- **DATASET RECORDS**:
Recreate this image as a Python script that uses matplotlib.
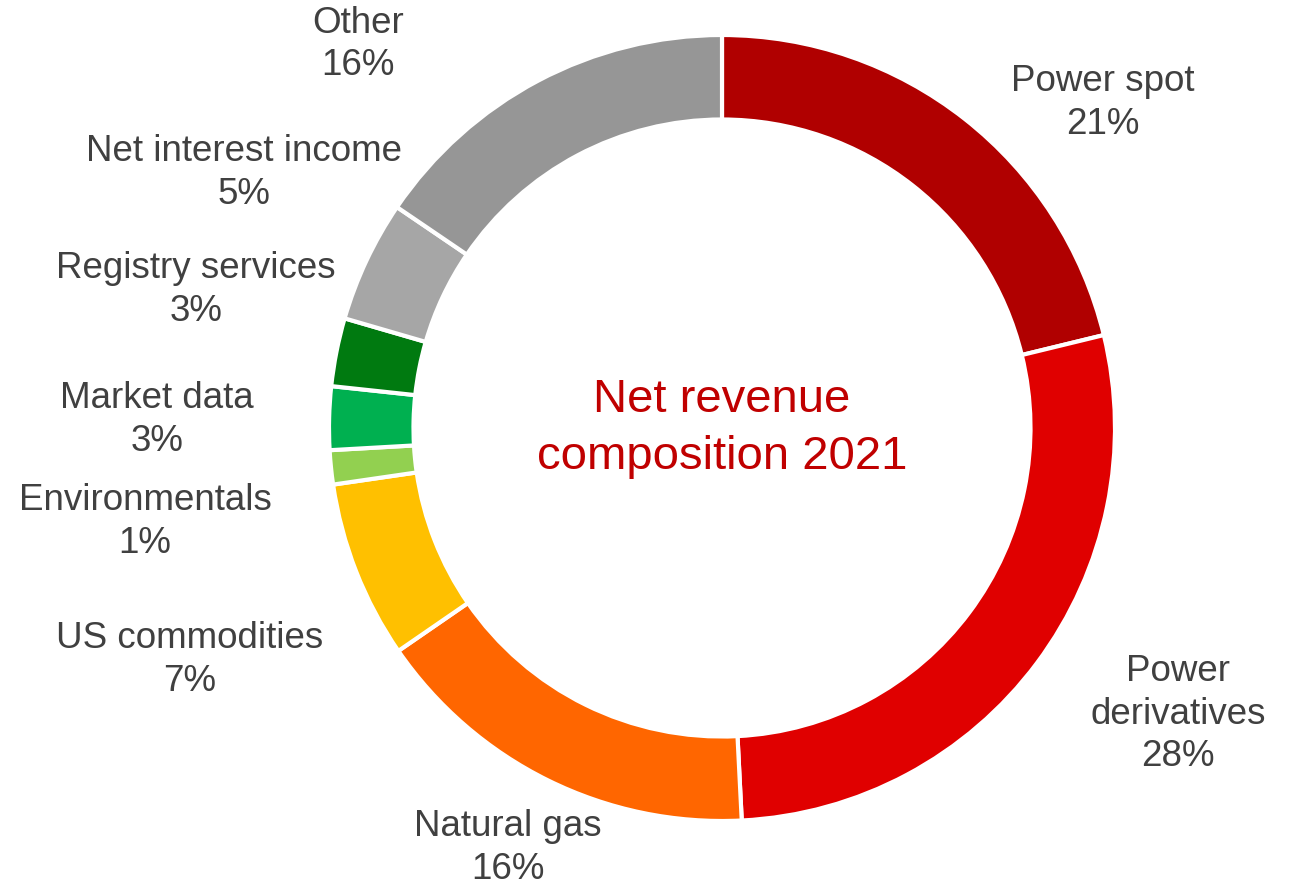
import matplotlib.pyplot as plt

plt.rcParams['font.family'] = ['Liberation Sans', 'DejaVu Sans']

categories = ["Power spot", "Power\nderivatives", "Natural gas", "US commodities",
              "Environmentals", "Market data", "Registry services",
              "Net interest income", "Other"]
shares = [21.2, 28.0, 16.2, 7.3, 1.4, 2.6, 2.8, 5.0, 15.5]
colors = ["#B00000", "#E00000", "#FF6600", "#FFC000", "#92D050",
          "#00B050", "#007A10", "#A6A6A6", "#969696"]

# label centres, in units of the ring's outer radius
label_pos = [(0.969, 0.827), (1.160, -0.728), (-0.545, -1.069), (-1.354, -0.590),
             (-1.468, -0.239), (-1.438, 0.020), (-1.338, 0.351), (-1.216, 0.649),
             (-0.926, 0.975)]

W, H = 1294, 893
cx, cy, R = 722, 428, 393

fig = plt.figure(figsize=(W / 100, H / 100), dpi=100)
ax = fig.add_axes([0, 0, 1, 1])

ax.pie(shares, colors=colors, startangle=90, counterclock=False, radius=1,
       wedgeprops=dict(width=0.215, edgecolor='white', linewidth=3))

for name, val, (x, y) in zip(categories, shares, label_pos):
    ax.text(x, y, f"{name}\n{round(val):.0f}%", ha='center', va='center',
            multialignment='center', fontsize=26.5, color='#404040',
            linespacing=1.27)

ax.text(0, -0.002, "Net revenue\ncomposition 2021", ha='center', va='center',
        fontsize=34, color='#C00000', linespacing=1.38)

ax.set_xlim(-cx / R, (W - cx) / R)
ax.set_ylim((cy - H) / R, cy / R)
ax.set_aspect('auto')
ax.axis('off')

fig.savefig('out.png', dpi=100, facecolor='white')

==

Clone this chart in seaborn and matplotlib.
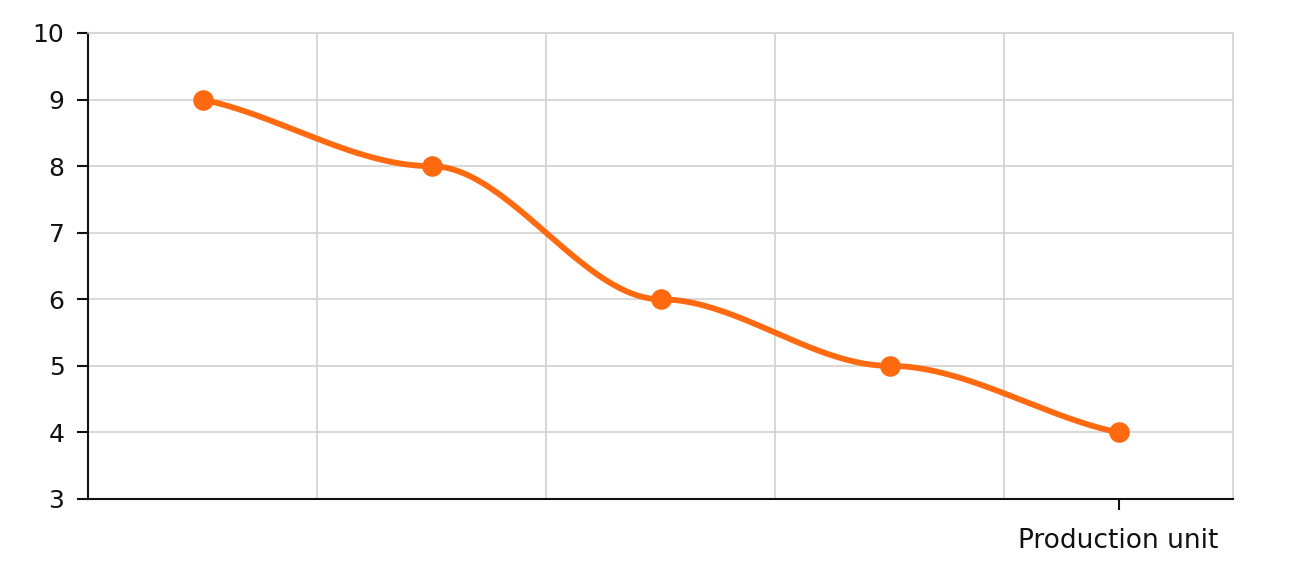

...

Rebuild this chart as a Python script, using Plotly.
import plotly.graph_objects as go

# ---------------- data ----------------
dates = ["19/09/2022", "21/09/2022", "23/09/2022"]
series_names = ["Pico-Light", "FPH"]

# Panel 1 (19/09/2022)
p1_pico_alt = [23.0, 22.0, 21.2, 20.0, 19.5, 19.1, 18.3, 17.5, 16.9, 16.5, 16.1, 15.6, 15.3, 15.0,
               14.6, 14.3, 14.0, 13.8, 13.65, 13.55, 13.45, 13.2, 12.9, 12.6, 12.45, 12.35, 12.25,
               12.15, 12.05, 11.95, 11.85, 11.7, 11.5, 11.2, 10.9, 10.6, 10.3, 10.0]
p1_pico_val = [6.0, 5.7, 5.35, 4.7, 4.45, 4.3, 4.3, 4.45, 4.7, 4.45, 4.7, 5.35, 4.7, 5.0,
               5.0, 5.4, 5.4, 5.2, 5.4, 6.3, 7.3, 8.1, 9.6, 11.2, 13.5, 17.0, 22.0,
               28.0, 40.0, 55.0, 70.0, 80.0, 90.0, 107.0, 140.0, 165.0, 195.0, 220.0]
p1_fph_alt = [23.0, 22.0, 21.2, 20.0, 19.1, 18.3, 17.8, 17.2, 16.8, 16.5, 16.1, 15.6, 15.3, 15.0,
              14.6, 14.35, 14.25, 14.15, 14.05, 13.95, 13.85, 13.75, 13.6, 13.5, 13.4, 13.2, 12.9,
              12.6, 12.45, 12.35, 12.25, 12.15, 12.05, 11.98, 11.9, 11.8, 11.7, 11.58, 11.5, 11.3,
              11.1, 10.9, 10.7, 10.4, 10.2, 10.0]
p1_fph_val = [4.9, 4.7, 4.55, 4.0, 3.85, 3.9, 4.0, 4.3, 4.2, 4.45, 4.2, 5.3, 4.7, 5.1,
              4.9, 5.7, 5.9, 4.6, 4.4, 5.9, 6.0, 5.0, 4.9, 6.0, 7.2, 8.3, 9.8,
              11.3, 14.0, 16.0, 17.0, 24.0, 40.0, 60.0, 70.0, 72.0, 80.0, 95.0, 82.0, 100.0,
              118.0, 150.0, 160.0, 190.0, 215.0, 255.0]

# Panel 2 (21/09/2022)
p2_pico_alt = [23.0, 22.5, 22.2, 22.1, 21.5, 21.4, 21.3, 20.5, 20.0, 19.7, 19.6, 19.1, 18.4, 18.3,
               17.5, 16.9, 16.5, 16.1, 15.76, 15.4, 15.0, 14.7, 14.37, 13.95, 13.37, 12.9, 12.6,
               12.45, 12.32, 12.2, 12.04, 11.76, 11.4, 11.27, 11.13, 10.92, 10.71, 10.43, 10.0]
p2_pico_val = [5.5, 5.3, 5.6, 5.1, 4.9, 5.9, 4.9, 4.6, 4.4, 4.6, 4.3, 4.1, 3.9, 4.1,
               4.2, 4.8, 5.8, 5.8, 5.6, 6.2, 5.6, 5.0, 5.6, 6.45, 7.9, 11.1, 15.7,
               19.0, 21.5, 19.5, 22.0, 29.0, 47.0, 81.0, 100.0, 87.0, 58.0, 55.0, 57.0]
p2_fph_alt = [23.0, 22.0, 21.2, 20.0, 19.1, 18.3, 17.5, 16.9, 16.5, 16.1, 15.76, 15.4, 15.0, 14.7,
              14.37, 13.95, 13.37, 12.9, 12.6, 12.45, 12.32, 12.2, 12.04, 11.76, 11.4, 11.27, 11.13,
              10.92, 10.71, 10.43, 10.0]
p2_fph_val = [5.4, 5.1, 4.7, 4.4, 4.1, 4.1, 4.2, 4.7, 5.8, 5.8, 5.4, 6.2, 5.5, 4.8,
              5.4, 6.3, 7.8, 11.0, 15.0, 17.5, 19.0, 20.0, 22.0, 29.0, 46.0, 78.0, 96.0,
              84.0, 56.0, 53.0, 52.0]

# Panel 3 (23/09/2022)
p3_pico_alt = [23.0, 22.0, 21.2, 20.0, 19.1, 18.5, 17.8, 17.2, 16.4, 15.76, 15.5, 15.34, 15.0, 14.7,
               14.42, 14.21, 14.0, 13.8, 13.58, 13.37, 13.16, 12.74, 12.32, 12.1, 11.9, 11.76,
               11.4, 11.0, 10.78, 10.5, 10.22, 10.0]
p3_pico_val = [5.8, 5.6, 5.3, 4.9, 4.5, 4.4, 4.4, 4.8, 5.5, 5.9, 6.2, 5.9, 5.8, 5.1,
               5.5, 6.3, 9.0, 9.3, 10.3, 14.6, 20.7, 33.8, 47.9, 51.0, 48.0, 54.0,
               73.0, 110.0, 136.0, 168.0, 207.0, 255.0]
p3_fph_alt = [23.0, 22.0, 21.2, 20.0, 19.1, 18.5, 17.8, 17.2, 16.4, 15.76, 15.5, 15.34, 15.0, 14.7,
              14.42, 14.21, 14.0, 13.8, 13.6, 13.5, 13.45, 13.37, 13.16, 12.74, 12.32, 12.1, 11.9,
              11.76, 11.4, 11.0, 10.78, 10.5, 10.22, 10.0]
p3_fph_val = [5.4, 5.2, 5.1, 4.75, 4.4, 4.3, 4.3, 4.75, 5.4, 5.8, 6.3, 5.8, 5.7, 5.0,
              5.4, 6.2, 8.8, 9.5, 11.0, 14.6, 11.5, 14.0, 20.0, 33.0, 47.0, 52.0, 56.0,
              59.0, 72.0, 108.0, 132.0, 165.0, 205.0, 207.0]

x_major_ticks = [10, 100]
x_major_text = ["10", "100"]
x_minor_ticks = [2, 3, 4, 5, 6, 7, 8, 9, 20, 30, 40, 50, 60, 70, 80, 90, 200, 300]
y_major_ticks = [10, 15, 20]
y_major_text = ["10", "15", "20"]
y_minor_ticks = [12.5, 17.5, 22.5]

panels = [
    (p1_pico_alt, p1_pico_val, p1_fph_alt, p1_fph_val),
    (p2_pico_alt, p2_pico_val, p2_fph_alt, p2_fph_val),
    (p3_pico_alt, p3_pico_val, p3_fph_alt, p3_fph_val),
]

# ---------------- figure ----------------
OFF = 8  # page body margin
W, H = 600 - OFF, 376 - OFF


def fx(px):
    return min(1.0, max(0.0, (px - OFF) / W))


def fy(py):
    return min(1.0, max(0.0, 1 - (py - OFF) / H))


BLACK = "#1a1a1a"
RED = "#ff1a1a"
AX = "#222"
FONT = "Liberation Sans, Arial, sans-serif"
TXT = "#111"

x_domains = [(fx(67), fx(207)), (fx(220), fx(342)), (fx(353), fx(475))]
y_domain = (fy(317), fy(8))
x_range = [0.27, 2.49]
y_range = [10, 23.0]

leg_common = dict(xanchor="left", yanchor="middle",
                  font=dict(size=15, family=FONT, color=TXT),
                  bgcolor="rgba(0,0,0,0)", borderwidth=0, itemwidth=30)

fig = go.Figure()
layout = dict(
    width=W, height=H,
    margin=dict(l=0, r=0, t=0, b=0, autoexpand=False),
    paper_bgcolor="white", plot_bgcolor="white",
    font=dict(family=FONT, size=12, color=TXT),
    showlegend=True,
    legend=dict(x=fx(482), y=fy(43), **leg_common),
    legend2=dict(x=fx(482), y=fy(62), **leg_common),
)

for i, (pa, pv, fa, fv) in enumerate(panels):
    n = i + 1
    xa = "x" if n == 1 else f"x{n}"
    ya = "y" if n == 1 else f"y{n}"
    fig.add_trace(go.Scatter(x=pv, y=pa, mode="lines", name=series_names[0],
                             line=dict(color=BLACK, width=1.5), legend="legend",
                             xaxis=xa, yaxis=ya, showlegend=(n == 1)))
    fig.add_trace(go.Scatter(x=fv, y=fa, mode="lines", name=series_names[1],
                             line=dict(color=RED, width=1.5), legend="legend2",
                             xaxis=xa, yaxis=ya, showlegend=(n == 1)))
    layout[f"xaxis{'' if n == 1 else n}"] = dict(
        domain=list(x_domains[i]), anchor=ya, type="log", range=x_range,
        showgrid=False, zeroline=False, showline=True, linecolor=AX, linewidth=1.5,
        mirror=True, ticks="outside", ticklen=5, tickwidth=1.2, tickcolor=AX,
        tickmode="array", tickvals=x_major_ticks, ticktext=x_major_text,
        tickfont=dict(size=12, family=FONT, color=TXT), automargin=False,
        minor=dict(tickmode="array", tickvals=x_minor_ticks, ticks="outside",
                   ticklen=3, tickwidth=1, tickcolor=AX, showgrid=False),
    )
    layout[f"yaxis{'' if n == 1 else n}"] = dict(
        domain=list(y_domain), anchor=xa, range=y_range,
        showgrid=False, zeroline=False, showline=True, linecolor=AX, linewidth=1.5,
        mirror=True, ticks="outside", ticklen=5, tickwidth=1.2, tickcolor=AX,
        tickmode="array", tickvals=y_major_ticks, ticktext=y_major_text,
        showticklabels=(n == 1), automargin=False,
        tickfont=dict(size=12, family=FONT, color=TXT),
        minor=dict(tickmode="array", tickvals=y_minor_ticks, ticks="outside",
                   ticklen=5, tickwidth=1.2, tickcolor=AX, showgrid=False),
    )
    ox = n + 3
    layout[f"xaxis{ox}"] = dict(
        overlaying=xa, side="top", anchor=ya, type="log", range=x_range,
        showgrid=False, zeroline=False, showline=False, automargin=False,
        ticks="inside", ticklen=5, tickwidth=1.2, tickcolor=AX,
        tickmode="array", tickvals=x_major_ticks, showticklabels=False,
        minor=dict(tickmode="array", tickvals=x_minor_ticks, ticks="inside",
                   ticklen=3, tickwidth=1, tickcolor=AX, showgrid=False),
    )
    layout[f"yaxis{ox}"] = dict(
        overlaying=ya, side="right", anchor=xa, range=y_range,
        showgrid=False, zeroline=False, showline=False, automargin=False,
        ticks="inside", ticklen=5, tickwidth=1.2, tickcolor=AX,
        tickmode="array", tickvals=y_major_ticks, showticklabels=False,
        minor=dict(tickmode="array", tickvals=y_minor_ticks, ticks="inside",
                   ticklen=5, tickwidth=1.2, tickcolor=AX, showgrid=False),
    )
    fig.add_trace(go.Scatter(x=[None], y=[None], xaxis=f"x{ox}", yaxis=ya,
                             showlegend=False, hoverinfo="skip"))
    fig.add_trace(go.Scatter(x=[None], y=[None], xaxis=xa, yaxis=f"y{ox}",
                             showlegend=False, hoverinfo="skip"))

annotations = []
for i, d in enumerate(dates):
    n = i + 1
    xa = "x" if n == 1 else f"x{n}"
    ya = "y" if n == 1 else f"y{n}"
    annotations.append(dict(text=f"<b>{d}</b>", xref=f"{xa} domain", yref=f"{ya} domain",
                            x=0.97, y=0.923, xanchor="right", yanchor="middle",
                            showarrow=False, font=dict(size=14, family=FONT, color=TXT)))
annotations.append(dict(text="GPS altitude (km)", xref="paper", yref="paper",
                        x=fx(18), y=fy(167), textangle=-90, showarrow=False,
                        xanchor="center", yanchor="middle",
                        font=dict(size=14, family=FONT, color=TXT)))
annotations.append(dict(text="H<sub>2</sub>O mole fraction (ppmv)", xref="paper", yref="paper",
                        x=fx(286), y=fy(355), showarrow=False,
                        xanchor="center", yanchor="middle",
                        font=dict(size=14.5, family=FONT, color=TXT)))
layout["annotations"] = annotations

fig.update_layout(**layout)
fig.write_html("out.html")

- **WORK TO DO**: Set down exactly the lines above, from the line containing "Recreate this image" through the line containing "cx, cy, R = 722, 428, 393". Skip the pictures.

- **OUTPUT FOR THIS EXERCISE**:
Recreate this image as a Python script that uses matplotlib.
import matplotlib.pyplot as plt

plt.rcParams['font.family'] = ['Liberation Sans', 'DejaVu Sans']

categories = ["Power spot", "Power\nderivatives", "Natural gas", "US commodities",
              "Environmentals", "Market data", "Registry services",
              "Net interest income", "Other"]
shares = [21.2, 28.0, 16.2, 7.3, 1.4, 2.6, 2.8, 5.0, 15.5]
colors = ["#B00000", "#E00000", "#FF6600", "#FFC000", "#92D050",
          "#00B050", "#007A10", "#A6A6A6", "#969696"]

# label centres, in units of the ring's outer radius
label_pos = [(0.969, 0.827), (1.160, -0.728), (-0.545, -1.069), (-1.354, -0.590),
             (-1.468, -0.239), (-1.438, 0.020), (-1.338, 0.351), (-1.216, 0.649),
             (-0.926, 0.975)]

W, H = 1294, 893
cx, cy, R = 722, 428, 393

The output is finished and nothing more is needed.